Durch diese Überlegungen geistert die immer wieder auftauchende Idee eines „Präventivangriffs“ auf China, mit dem Ziel, die chinesischen Atomzentren zu zerstören. Aber würde man auch gegen Frankreich Gewalt anwenden wollen? Oder gegen Indien, Ägypten, Israel? Gewiß mag auf lange Sicht die Idee einer internationalen Polizeitruppe, die für die Einhaltung oder Durchsetzung des Abkommens verantwortlich wäre, die einzig mögliche Lösung sein.
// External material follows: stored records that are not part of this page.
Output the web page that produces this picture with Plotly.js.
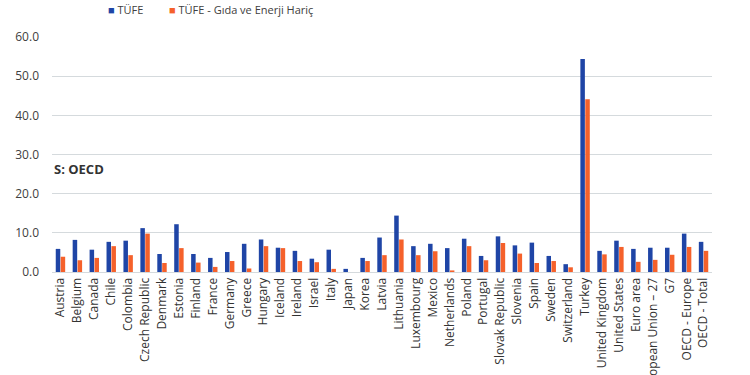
<!DOCTYPE html>
<html>
<head>
<meta charset="utf-8">
<script src="https://cdn.plot.ly/plotly-3.0.1.min.js"></script>
<style>html,body{margin:0;padding:0;background:#fff;}#chart{width:750px;height:375px;}</style>
</head>
<body>
<div id="chart"></div>
<script>
const categories = ["Austria","Belgium","Canada","Chile","Colombia","Czech Republic","Denmark","Estonia","Finland","France","Germany","Greece","Hungary","Iceland","Ireland","Israel","Italy","Japan","Korea","Latvia","Lithuania","Luxembourg","Mexico","Netherlands","Poland","Portugal","Slovak Republic","Slovenia","Spain","Sweden","Switzerland","Turkey","United Kingdom","United States","Euro area","European Union – 27","G7","OECD - Europe","OECD - Total"];
const tufe = [5.9,8.2,5.7,7.7,8.0,11.2,4.6,12.2,4.6,3.6,5.1,7.2,8.3,6.2,5.4,3.4,5.7,0.8,3.6,8.8,14.4,6.6,7.2,6.1,8.5,4.1,9.1,6.8,7.5,4.1,2.0,54.4,5.4,8.0,5.9,6.2,6.2,9.8,7.7];
const cekirdek = [3.9,3.0,3.6,6.6,4.3,9.8,2.3,6.1,2.4,1.3,2.8,0.9,6.6,6.1,2.8,2.5,0.8,0.0,2.8,4.3,8.3,4.3,5.3,0.4,6.6,3.0,7.4,4.7,2.3,2.8,1.2,44.1,4.5,6.4,2.6,3.1,4.4,6.4,5.4];
const seriesNames = ["TÜFE","TÜFE - Gıda ve Enerji Hariç"];
const seriesColors = ["#1f45a6","#f5612b"];
const yTicks = [0,10,20,30,40,50,60];

const font = "'Open Sans', 'Noto Sans', sans-serif";
const data = [
  {type:"bar", name:seriesNames[0], x:categories, y:tufe, marker:{color:seriesColors[0]}},
  {type:"bar", name:seriesNames[1], x:categories, y:cekirdek, marker:{color:seriesColors[1]}}
];
const legendX = [106, 167];
const legendAnn = seriesNames.map((n,i)=>({
  text:'<span style="color:'+seriesColors[i]+'">■</span> '+n,
  xref:"paper", yref:"paper", x:(legendX[i]-52)/660, y:1+(37-9)/235,
  xanchor:"left", yanchor:"middle", showarrow:false, font:{size:11, color:"#404040"}
}));
const layout = {
  width:750, height:375,
  margin:{l:52, r:38, t:37, b:103},
  paper_bgcolor:"#fff", plot_bgcolor:"#fff",
  font:{family:font, color:"#404040"},
  barmode:"group", bargap:0.42, bargroupgap:0.08,
  showlegend:false,
  xaxis:{type:"category", tickangle:-90, automargin:false, tickfont:{size:12, color:"#333"},
    showgrid:false, showline:true, linecolor:"#d5dadd", linewidth:1, ticks:""},
  yaxis:{range:[0,60], tickvals:yTicks, ticktext:yTicks.map(v=>v.toFixed(1)),
    tickfont:{size:12, color:"#404040"}, gridcolor:"#d5dadd", gridwidth:1,
    zeroline:false, showline:false, ticks:"", automargin:false, ticklabelstandoff:12},
  annotations:[{text:"<b>S: OECD</b>", xref:"paper", yref:"paper", x:0.0, y:0.44,
    xanchor:"left", yanchor:"middle", showarrow:false, font:{size:13, color:"#333"}}].concat(legendAnn)
};
Plotly.newPlot("chart", data, layout, {displayModeBar:false, staticPlot:true});
</script>
</body>
</html>
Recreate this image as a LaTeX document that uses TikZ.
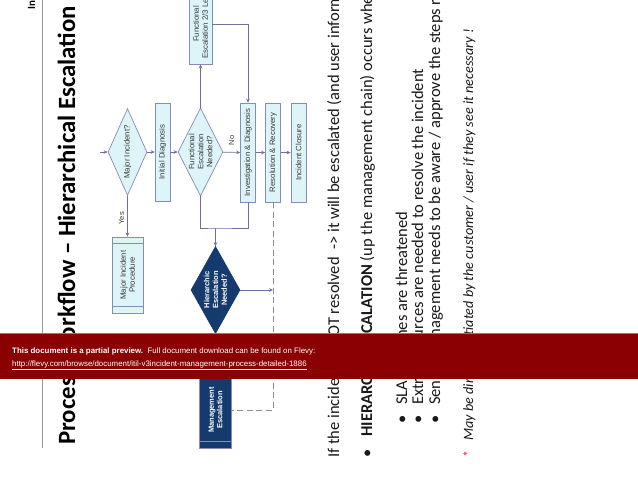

Aber wer das unmittelbare Heil von einer solchen Polizeitruppe erwartet, der übersieht eines: daß eine solche Polizeitruppe ihre Aufgabe nur erfüllen kann, wenn die Großmächte geeint hinter ihr stehen. Aber von der Möglichkeit einer solchen Einigkeit ist man im Augenblick noch ziemlich weit entfernt.

Weiter ist es doch äußerst fraglich, ob Moskau heute oder in absehbarer Zukunft einer militärischen Intervention in China zustimmen würde, ganz abgesehen davon, daß der Konflikt zwischen Moskau und Peking — wie alle politischen Konflikte — Wandlungen unterworfen ist und die Spannung sowohl zunehmen wie abnehmen kann.

Weitsichtigere Politik wäre es jedenfalls, vor dem Liebäugeln mit Gewaltmaßnahmen Robert Kennedys Rat zu beherzigen und China von der Demütigung zu befreien, von den USA als Paria der Weltpolitik behandelt zu werden. Ob China sich an einem Abkommen über die Nichtweiterverbreitung von Atomwaffen beteiligen würde, ist eine offene Frage. Aber ein solches Abkommen besäße ohne Beteiligung Chinas einen so fragwürdigen Wert, daß zumindest alles getan werden müßte, China zum Mitmachen zu gewinnen. Der erste Sehritt dazu wäre die Aufnahme diplomatischer Beziehungen zwischen den USA und China. Vielleicht wäre das ein Preis, den China akzeptieren würde, um die Hand zur Regelung des Vietnamkonfliktes zu bieten. Aber ist der von der Hand in den Mund lebende außenpolitische Pragmatiker Johnson der Mann für eine so kühne Konzeption? Man hat Robert Kennedys Senatsrede in den USA als indirekten Angriff auf die Außenpolitik Johnsons interpretiert. Die Entscheidung darüber, ob die Gefahr einer Weiterverbreitung der Atomwaffen gebannt werden kann oder nicht, liegt heute weitgehend bei Washington.